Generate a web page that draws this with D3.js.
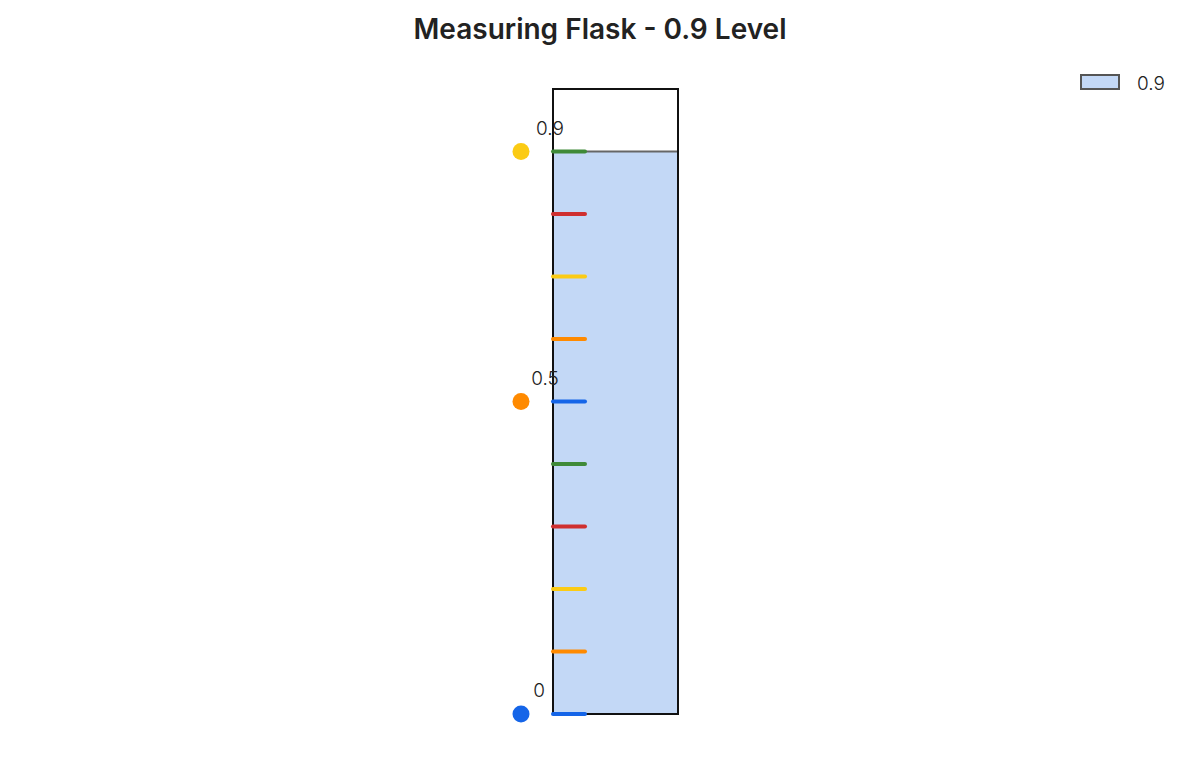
<!DOCTYPE html>
<html>
<head>
<meta charset="utf-8">
<script src="https://cdn.jsdelivr.net/npm/d3@7"></script>
<style>
  body { margin: 0; background: #fff; font-family: Inter, "Open Sans", sans-serif; }
</style>
</head>
<body>
<div id="chart"></div>
<script>
const kWidth = 1200;
const kHeight = 763;
const kTitle = "Measuring Flask - 0.9 Level";
const kLevel = 0.9;
const kTicks = [0, 0.1, 0.2, 0.3, 0.4, 0.5, 0.6, 0.7, 0.8, 0.9];
const kTickColors = ["#1565e8", "#ff8a00", "#fbcb14", "#cf2f2f", "#3f8a38",
                     "#1565e8", "#ff8a00", "#fbcb14", "#cf2f2f", "#3f8a38"];
const kMarks = [0, 0.5, 0.9];
const kMarkLabels = ["0", "0.5", "0.9"];
const kMarkColors = ["#1565e8", "#ff8a00", "#fbcb14"];
const kLegend = ["0.9"];

const svg = d3.select("#chart")
  .append("svg")
  .attr("width", kWidth)
  .attr("height", kHeight);

const yScale = d3.scaleLinear()
  .domain([0, 1])
  .range([714, 89]);

const flaskLeft = 553;
const flaskRight = 678;

svg.append("text")
  .attr("x", kWidth / 2)
  .attr("y", 39)
  .attr("text-anchor", "middle")
  .style("font-size", "28px")
  .style("font-weight", "600")
  .style("fill", "#222")
  .text(kTitle);

// liquid
svg.append("rect")
  .attr("x", flaskLeft)
  .attr("y", yScale(kLevel))
  .attr("width", flaskRight - flaskLeft)
  .attr("height", yScale(0) - yScale(kLevel))
  .attr("fill", "#c3d8f6");

svg.append("line")
  .attr("x1", flaskLeft)
  .attr("x2", flaskRight)
  .attr("y1", yScale(kLevel))
  .attr("y2", yScale(kLevel))
  .attr("stroke", "#666")
  .attr("stroke-width", 2);

// flask outline
svg.append("rect")
  .attr("x", flaskLeft)
  .attr("y", yScale(1))
  .attr("width", flaskRight - flaskLeft)
  .attr("height", yScale(0) - yScale(1))
  .attr("fill", "none")
  .attr("stroke", "#111")
  .attr("stroke-width", 2);

// graduation ticks
svg.selectAll(".tick")
  .data(kTicks)
  .enter()
  .append("line")
  .attr("class", "tick")
  .attr("x1", flaskLeft)
  .attr("x2", flaskLeft + 32)
  .attr("y1", d => yScale(d))
  .attr("y2", d => yScale(d))
  .attr("stroke", (d, i) => kTickColors[i])
  .attr("stroke-width", 4)
  .attr("stroke-linecap", "round");

// marker dots
svg.selectAll(".mark")
  .data(kMarks)
  .enter()
  .append("circle")
  .attr("class", "mark")
  .attr("cx", 521)
  .attr("cy", d => yScale(d))
  .attr("r", 8.5)
  .attr("fill", (d, i) => kMarkColors[i]);

svg.selectAll(".mark-label")
  .data(kMarks)
  .enter()
  .append("text")
  .attr("class", "mark-label")
  .attr("x", (d, i) => [539, 545, 550][i])
  .attr("y", d => yScale(d) - 17)
  .attr("text-anchor", "middle")
  .style("font-size", "19px")
  .style("font-weight", "300")
  .style("fill", "#222")
  .text((d, i) => kMarkLabels[i]);

// legend
const legend = svg.append("g")
  .attr("transform", "translate(1081, 75)");

legend.append("rect")
  .attr("width", 38)
  .attr("height", 14)
  .attr("fill", "#c3d8f6")
  .attr("stroke", "#555")
  .attr("stroke-width", 2);

legend.append("text")
  .attr("x", 56)
  .attr("y", 8)
  .attr("dy", "0.35em")
  .style("font-size", "19px")
  .style("font-weight", "300")
  .style("fill", "#222")
  .text(kLegend[0]);
</script>
</body>
</html>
= = =
Leave out the pictures and output the rest of the material exactly as written.

• _Exercise solution_
Generate a web page that draws this with D3.js.
<!DOCTYPE html>
<html>
<head>
<meta charset="utf-8">
<script src="https://cdn.jsdelivr.net/npm/d3@7"></script>
<style>
  body { margin: 0; background: #fff; font-family: Inter, "Open Sans", sans-serif; }
</style>
</head>
<body>
<div id="chart"></div>
<script>
const kWidth = 1200;
const kHeight = 763;
const kTitle = "Measuring Flask - 0.9 Level";
const kLevel = 0.9;
const kTicks = [0, 0.1, 0.2, 0.3, 0.4, 0.5, 0.6, 0.7, 0.8, 0.9];
const kTickColors = ["#1565e8", "#ff8a00", "#fbcb14", "#cf2f2f", "#3f8a38",
                     "#1565e8", "#ff8a00", "#fbcb14", "#cf2f2f", "#3f8a38"];
const kMarks = [0, 0.5, 0.9];
const kMarkLabels = ["0", "0.5", "0.9"];
const kMarkColors = ["#1565e8", "#ff8a00", "#fbcb14"];
const kLegend = ["0.9"];

const svg = d3.select("#chart")
  .append("svg")
  .attr("width", kWidth)
  .attr("height", kHeight);

const yScale = d3.scaleLinear()
  .domain([0, 1])
  .range([714, 89]);

const flaskLeft = 553;
const flaskRight = 678;

svg.append("text")
  .attr("x", kWidth / 2)
  .attr("y", 39)
  .attr("text-anchor", "middle")
  .style("font-size", "28px")
  .style("font-weight", "600")
  .style("fill", "#222")
  .text(kTitle);

// liquid
svg.append("rect")
  .attr("x", flaskLeft)
  .attr("y", yScale(kLevel))
  .attr("width", flaskRight - flaskLeft)
  .attr("height", yScale(0) - yScale(kLevel))
  .attr("fill", "#c3d8f6");

svg.append("line")
  .attr("x1", flaskLeft)
  .attr("x2", flaskRight)
  .attr("y1", yScale(kLevel))
  .attr("y2", yScale(kLevel))
  .attr("stroke", "#666")
  .attr("stroke-width", 2);

// flask outline
svg.append("rect")
  .attr("x", flaskLeft)
  .attr("y", yScale(1))
  .attr("width", flaskRight - flaskLeft)
  .attr("height", yScale(0) - yScale(1))
  .attr("fill", "none")
  .attr("stroke", "#111")
  .attr("stroke-width", 2);

// graduation ticks
svg.selectAll(".tick")
  .data(kTicks)
  .enter()
  .append("line")
  .attr("class", "tick")
  .attr("x1", flaskLeft)
  .attr("x2", flaskLeft + 32)
  .attr("y1", d => yScale(d))
  .attr("y2", d => yScale(d))
  .attr("stroke", (d, i) => kTickColors[i])
  .attr("stroke-width", 4)
  .attr("stroke-linecap", "round");

// marker dots
svg.selectAll(".mark")
  .data(kMarks)
  .enter()
  .append("circle")
  .attr("class", "mark")
  .attr("cx", 521)
  .attr("cy", d => yScale(d))
  .attr("r", 8.5)
  .attr("fill", (d, i) => kMarkColors[i]);

svg.selectAll(".mark-label")
  .data(kMarks)
  .enter()
  .append("text")
  .attr("class", "mark-label")
  .attr("x", (d, i) => [539, 545, 550][i])
  .attr("y", d => yScale(d) - 17)
  .attr("text-anchor", "middle")
  .style("font-size", "19px")
  .style("font-weight", "300")
  .style("fill", "#222")
  .text((d, i) => kMarkLabels[i]);

// legend
const legend = svg.append("g")
  .attr("transform", "translate(1081, 75)");

legend.append("rect")
  .attr("width", 38)
  .attr("height", 14)
  .attr("fill", "#c3d8f6")
  .attr("stroke", "#555")
  .attr("stroke-width", 2);

legend.append("text")
  .attr("x", 56)
  .attr("y", 8)
  .attr("dy", "0.35em")
  .style("font-size", "19px")
  .style("font-weight", "300")
  .style("fill", "#222")
  .text(kLegend[0]);
</script>
</body>
</html>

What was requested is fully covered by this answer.